At closing, about 32,000 people are expected to transfer to Microsoft, including 4,700 people in Finland and 18,300 employees directly involved in manufacturing, assembly and packaging of products worldwide.

The operations that Microsoft will take over generated an estimated 14.9 billion euros, or almost 50 percent of Nokia’s net sales for the full year 2012.

Microsoft is acquiring the Lumia smartphone brand and products and, in the mobile phones business unit, Microsoft will acquire the Asha brand and license the Nokia brand for use with current Nokia mobile phones. Nokia will continue to own and manage the Nokia brand, which is used on telecom infrastructure and in other markets.

The acquisition of Nokia’s non-smartphone phone business “provides Microsoft with the opportunity to extend its service offerings to a far wider group around the world while allowing Nokia’s mobile phones to serve as an on-ramp to Windows Phone,” Microsoft said.

Nokia will retain its patent portfolio and grant Microsoft a 10-year license to its patents. Microsoft will grant Nokia reciprocal rights to use Microsoft patents in the company’s Here mapping services, which include free turn-by-turn driving directions on smartphones via smartphone-stored maps. In addition, Nokia will grant Microsoft an option to extend this mutual patent agreement in perpetuity.

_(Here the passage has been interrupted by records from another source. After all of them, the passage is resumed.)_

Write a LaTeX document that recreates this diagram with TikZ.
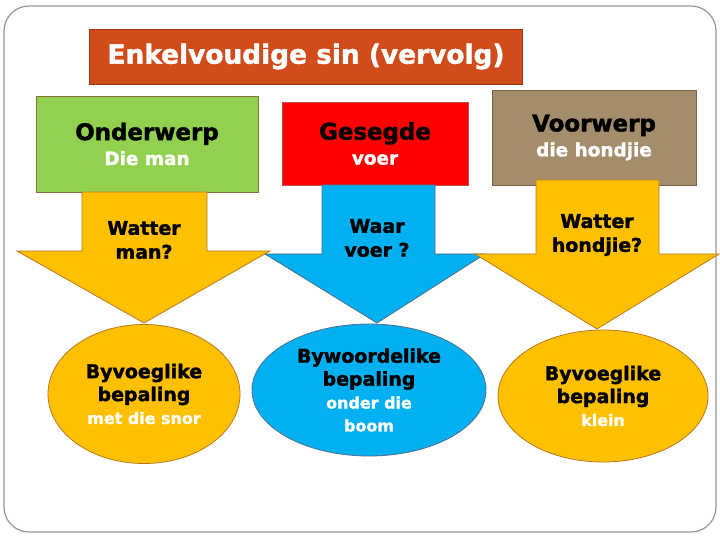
\documentclass[tikz,border=0pt]{standalone}
\usepackage{fontspec}
\setmainfont{DejaVu Sans}[BoldFeatures={FakeBold=1.6}]
\usetikzlibrary{shapes.geometric}

\definecolor{titlered}{RGB}{209,75,27}
\definecolor{titleline}{RGB}{160,55,20}
\definecolor{subjgreen}{RGB}{146,208,80}
\definecolor{subjline}{RGB}{140,110,60}
\definecolor{predred}{RGB}{255,0,0}
\definecolor{predline}{RGB}{190,75,72}
\definecolor{objbrown}{RGB}{163,141,107}
\definecolor{objline}{RGB}{125,100,70}
\definecolor{argold}{RGB}{255,192,0}
\definecolor{argoldline}{RGB}{185,120,30}
\definecolor{arblue}{RGB}{0,176,240}
\definecolor{arblueline}{RGB}{80,110,140}
\definecolor{framegrey}{RGB}{150,150,150}

\newcommand{\subsize}{\fontsize{18.5}{25}\selectfont\color{white}}
\newcommand{\smallsub}{\fontsize{16}{23}\selectfont\color{white}}

\begin{document}
\begin{tikzpicture}[x=1bp, y=-1bp, line width=0.8pt,
		box/.style = {draw, rectangle, inner sep=0pt, align=center, font=\bfseries\fontsize{23}{25}\selectfont},
		blob/.style = {draw, ellipse, inner sep=0pt, align=center, font=\bfseries\fontsize{19}{23}\selectfont},
		question/.style = {align=center, inner sep=0pt, font=\bfseries\fontsize{19}{24}\selectfont},
		gold/.style = {fill=argold, draw=argoldline},
		blue/.style = {fill=arblue, draw=arblueline}]
		
		\useasboundingbox (0,0) rectangle (720,540);
		\draw[framegrey, line width=1.2pt, rounded corners=25bp] (4,6) rectangle (716,532);
		
		\node[box, fill=titlered, draw=titleline, minimum width=433bp, minimum height=55bp, text=white,
			font=\bfseries\fontsize{26.5}{30}\selectfont] (title) at (306,56.5) {Enkelvoudige sin (vervolg)};
		
		\node[box, fill=subjgreen, draw=subjline, minimum width=222bp, minimum height=96bp] (subj) at (147,144) {Onderwerp\\{\subsize Die man}};
		\node[box, fill=predred, draw=predline, minimum width=186bp, minimum height=83bp] (pred) at (375,143.5) {Gesegde\\{\subsize voer}};
		\node[box, fill=objbrown, draw=objline, minimum width=204bp, minimum height=95bp] (obj) at (594,137.5) {Voorwerp\\{\subsize die hondjie}};
		
		% arrows
		\draw[gold] (82,192) -- (207,192) -- (207,251) -- (270,251) -- (144,323) -- (17,251) -- (82,251) -- cycle;
		\draw[blue] (322,185) -- (435,185) -- (435,254) -- (485,254) -- (377,323) -- (265,254) -- (322,254) -- cycle;
		\draw[gold] (536,180) -- (659,180) -- (659,254) -- (719,254) -- (597,329) -- (475,254) -- (536,254) -- cycle;
		
		\node[question] (q1) at (144,240) {Watter\\man?};
		\node[question] (q2) at (377,238) {Waar\\voer ?};
		\node[question] (q3) at (597,235) {Watter\\hondjie?};
		
		\node[blob, gold, minimum width=192bp, minimum height=139bp] (adj1) at (144,394) {Byvoeglike\\bepaling\\{\smallsub met die snor}};
		\node[blob, blue, minimum width=234bp, minimum height=132bp] (adv) at (369,390) {Bywoordelike\\bepaling\\{\smallsub onder die}\\{\smallsub boom}};
		\node[blob, gold, minimum width=210bp, minimum height=132bp] (adj2) at (603,396) {Byvoeglike\\bepaling\\{\smallsub klein}};
		
	\end{tikzpicture}
\end{document}
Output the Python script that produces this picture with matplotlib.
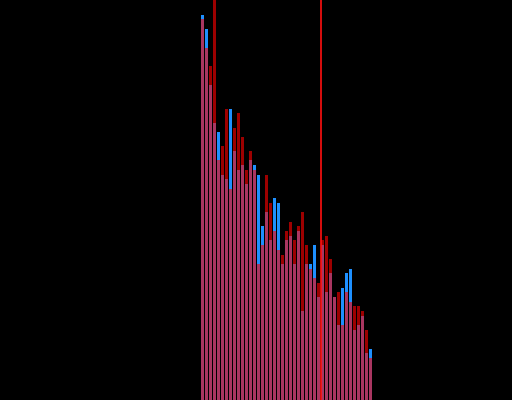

In addition, Microsoft will license Nokia’s Here platform and separately pay Nokia for a four-year license.

For its part, Nokia said the sale “is expected to strengthen Nokia’s financial position and provide a solid basis for future investment” in its remaining businesses.

“After a thorough assessment of how to maximize shareholder value, including consideration of a variety of alternatives, we believe this transaction is the best path forward for Nokia and its shareholders,” said Risto Siilasmaa, Nokia board chairman and now Nokia’s interim CEO.